Posts Tagged ‘monotheism’

PSALM 125

Those who trust in the Lord are like Mount Zion,
    which cannot be moved, but abides forever.
As the mountains surround Jerusalem,
    so the Lord surrounds his people,
    from this time on and forevermore.
For the scepter of wickedness shall not rest
    on the land allotted to the righteous,
so that the righteous might not stretch out
    their hands to do wrong.
Do good, O Lord, to those who are good,
    and to those who are upright in their hearts.
But those who turn aside to their own crooked ways
    the Lord will lead away with evildoers.
    Peace be upon Israel!

As a monotheistic religion of high moral standards, the way of life prescribed in the Bible centers around an image of God as Creator, Lord, and Judge of the universe. Whereas today we might take a  more naturalistic approach to morality and say that where you end up is a function of where you started and the decisions you made along the way, the Bible sees this matter of where you end up as more a matter of divine retribution than natural consequence.

The difference between “the righteous” and “the wicked” may not be obvious now, with our difficulty in seeing into the hearts of persons, but in the future the righteous will prosper and the wicked will suffer – that’s when we’ll know. And it’s all because God is just and fair and will give out due recompense for every good or evil life.

Even before the ink was dried on the scrolls, however, the Bible itself began to record a gathering voice of dissent to this straightforward retributional morality. Sometimes good people are the ones who suffer, and with no recompense – at least in this life. And sometimes mean people prosper. Who can make heads or tails of it? In the end, the Bible’s view was deepened to say that godliness is inherently rewarding for the human.

PSALM 34:1-10, 22

I will bless the Lord at all times;
    his praise shall continually be in my mouth.
My soul makes its boast in the Lord;
    let the humble hear and be glad.
O magnify the Lord with me,
    and let us exalt his name together.

I sought the Lord, and he answered me,
    and delivered me from all my fears.
Look to him, and be radiant;
    so your faces shall never be ashamed.
This poor soul cried, and was heard by the Lord,
    and was saved from every trouble.
The angel of the Lord encamps
    around those who fear him, and delivers them.
O taste and see that the Lord is good;
    happy are those who take refuge in him.
O fear the Lord, you his holy ones,
    for those who fear him have no want.
10 The young lions suffer want and hunger,
    but those who seek the Lord lack no good thing.

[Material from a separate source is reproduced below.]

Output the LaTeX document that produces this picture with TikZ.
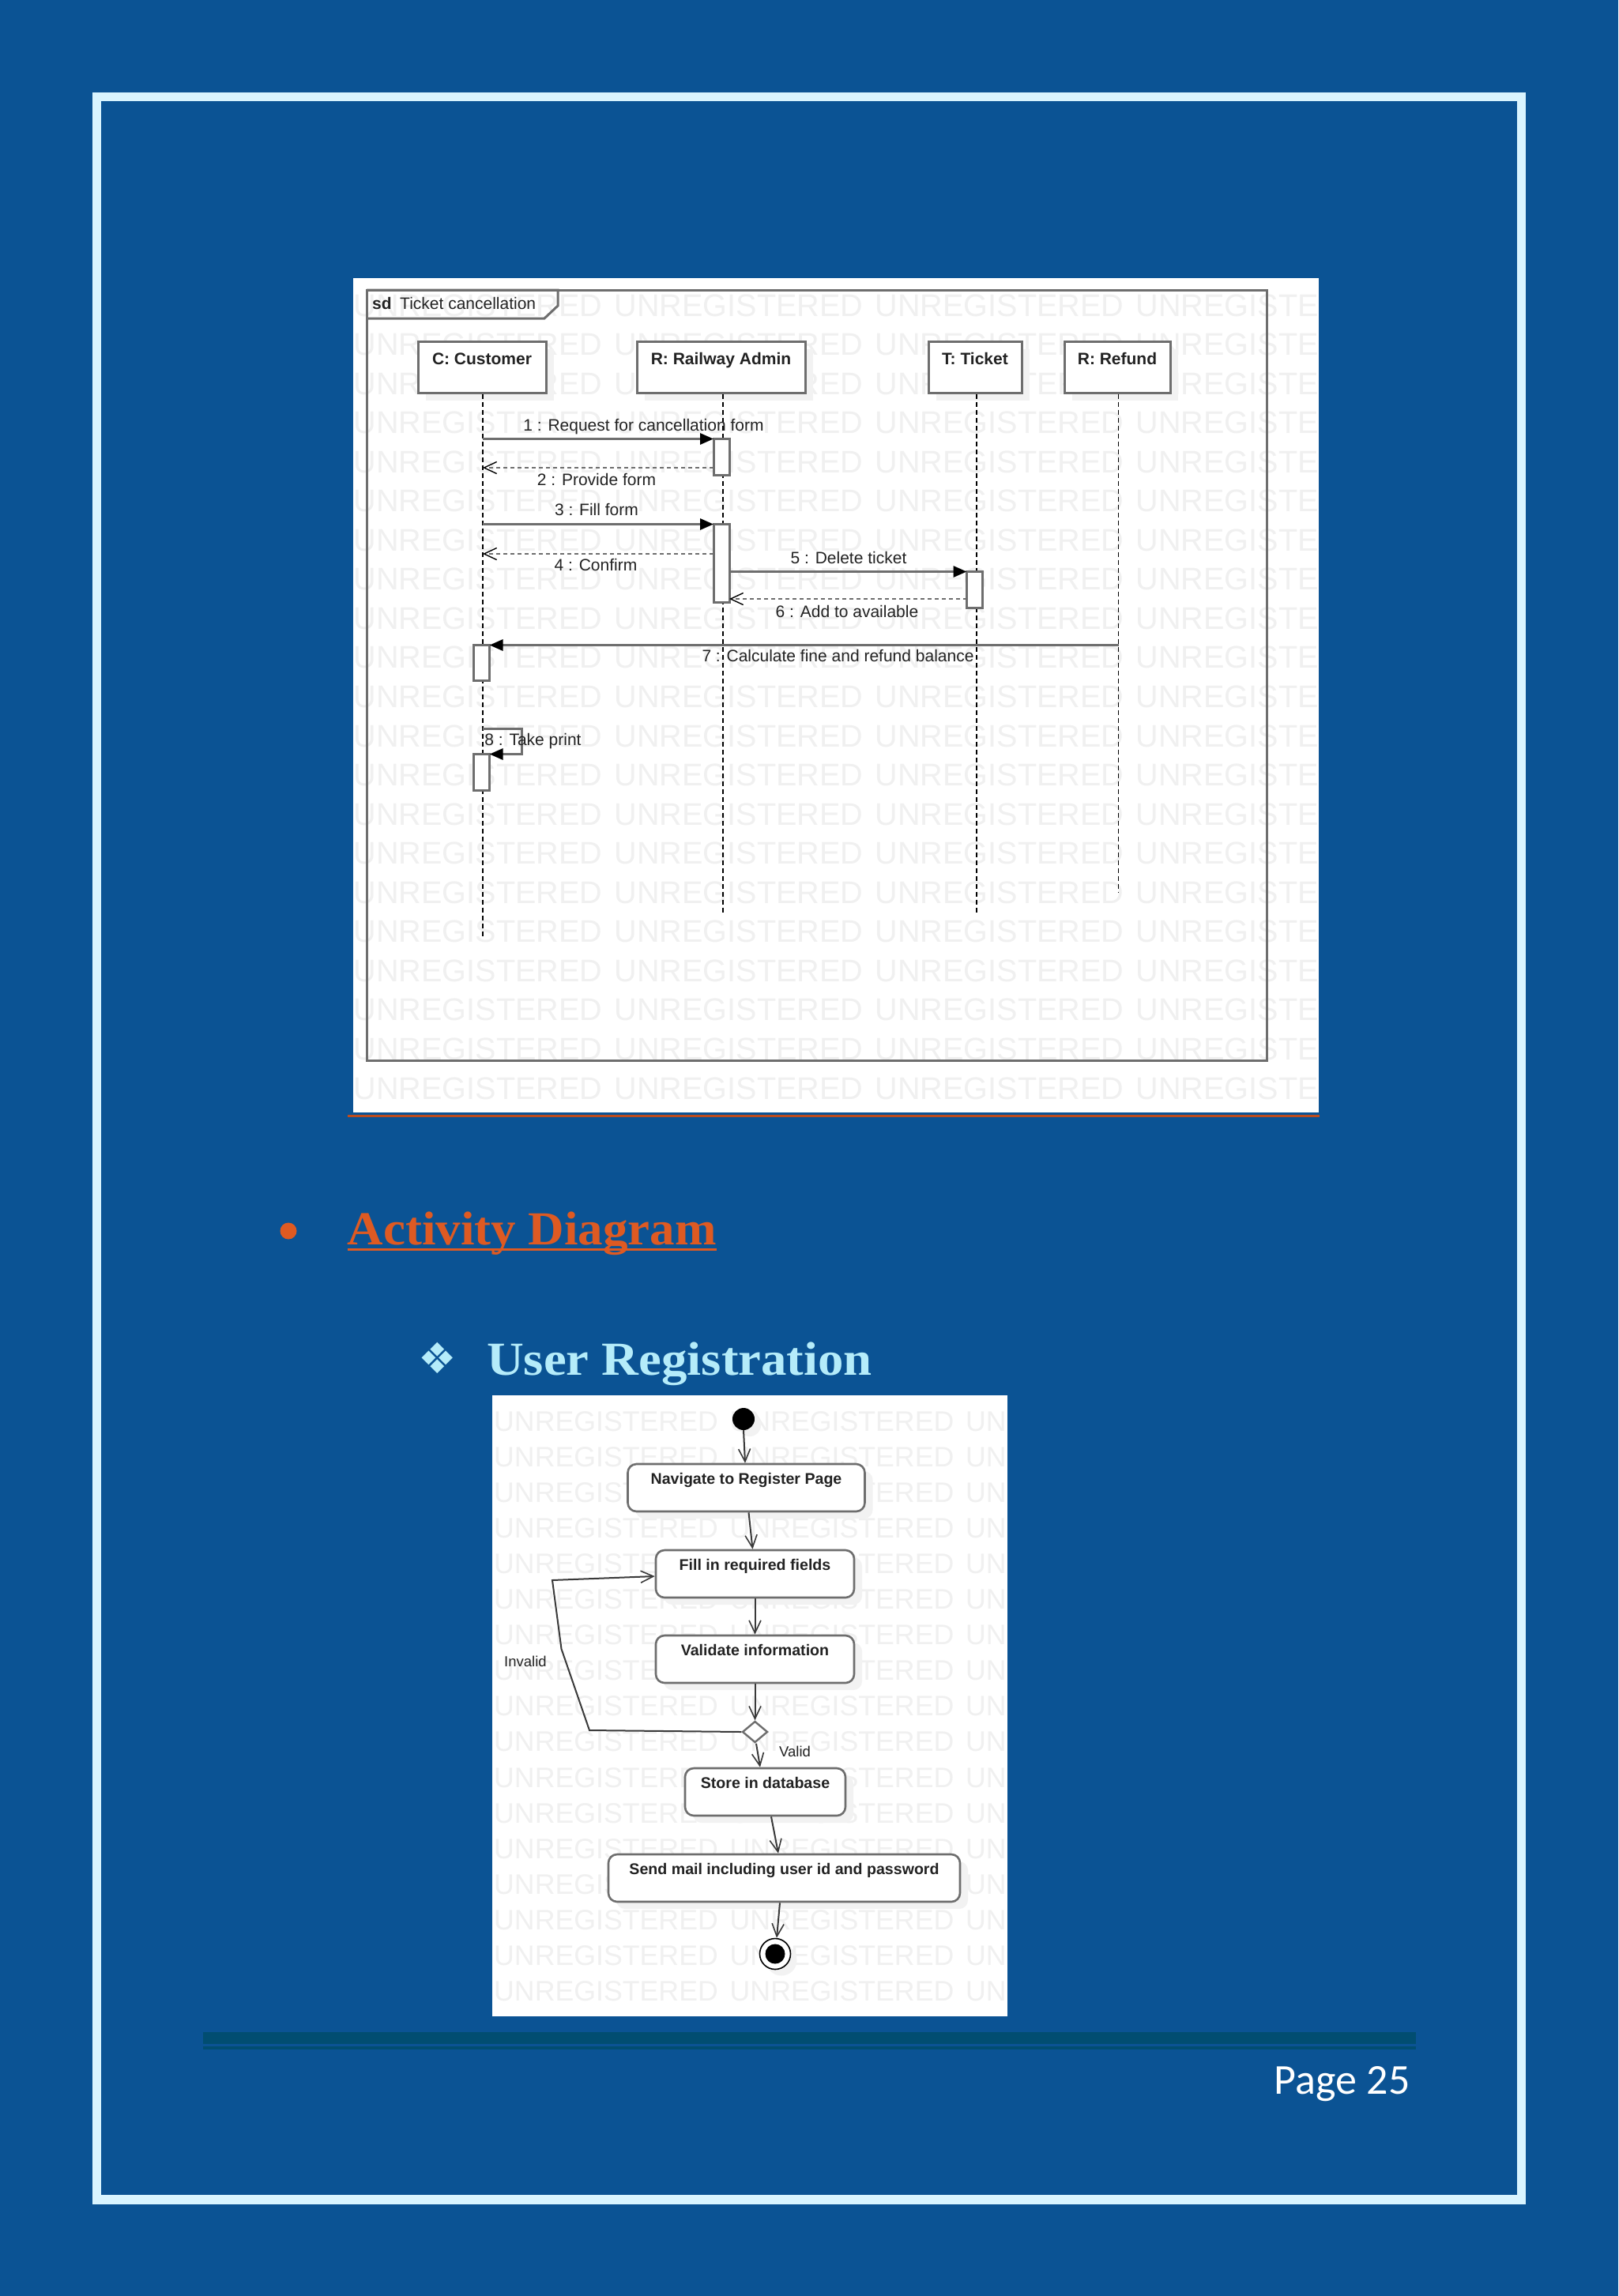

22 The Lord redeems the life of his servants;
    none of those who take refuge in him will be condemned.

There is a strong current in the Bible, vocally represented in the traditions that promoted the idea of Yahweh as not only supreme among the gods but as the only god there is (monotheism), which regards everything that happens as directly caused or allowed by the divine will. When things go well for us, this doctrine poses no problem at all. But when adversity comes and bereavement leaves us reeling in its wake, the connection between God and our experience is much harder to discern – and much easier to doubt.

We can use the familiar Western “centers of consciousness” as a way of analyzing this conundrum, picturing God as like us in possessing a mind (knowledge), a heart (passion), and a will (action). When it comes to human suffering, then, perhaps God

  1. knows about it, but doesn’t really care and refuses to help.
  2. doesn’t know about it, and would care if the information was provided (suggesting the importance of prayer).
  3. doesn’t know, and wouldn’t care even if He did.
  4. does know and certainly cares, but is afflicting or allowing the suffering so that something else can be realized (such as humility, repentance, patience, fortitude, or wisdom in the sufferer).

As you can see, the first three explanations make God into something “less than God” in the classical sense of an all-knowing, all-loving, and all-powerful authority over human affairs. The deities of other mythologies might demonstrate less-than-perfect qualities, but the unqualified monotheism of the Bible (Judaism and Christianity) and Quran (Islam) has traditionally forced believers to look for God’s hand (active/passive will) in our suffering and loss.

Another response might be to suggest that God names a mystery we cannot understand. Perhaps there isn’t a supreme being calling the shots or letting things slide. Maybe suffering is just part of the burden of existence – neither a punishment for sin or a strategy for our salvation. Sometimes it follows fairly predictably on our own poor choices, as the immediate or delayed consequence of what we are doing to ourselves, each other, and to our planet. Often, however, it defies explanation (even a theological one) and the best we can do is meet suffering with a grounded presence, mindfulness, and grace.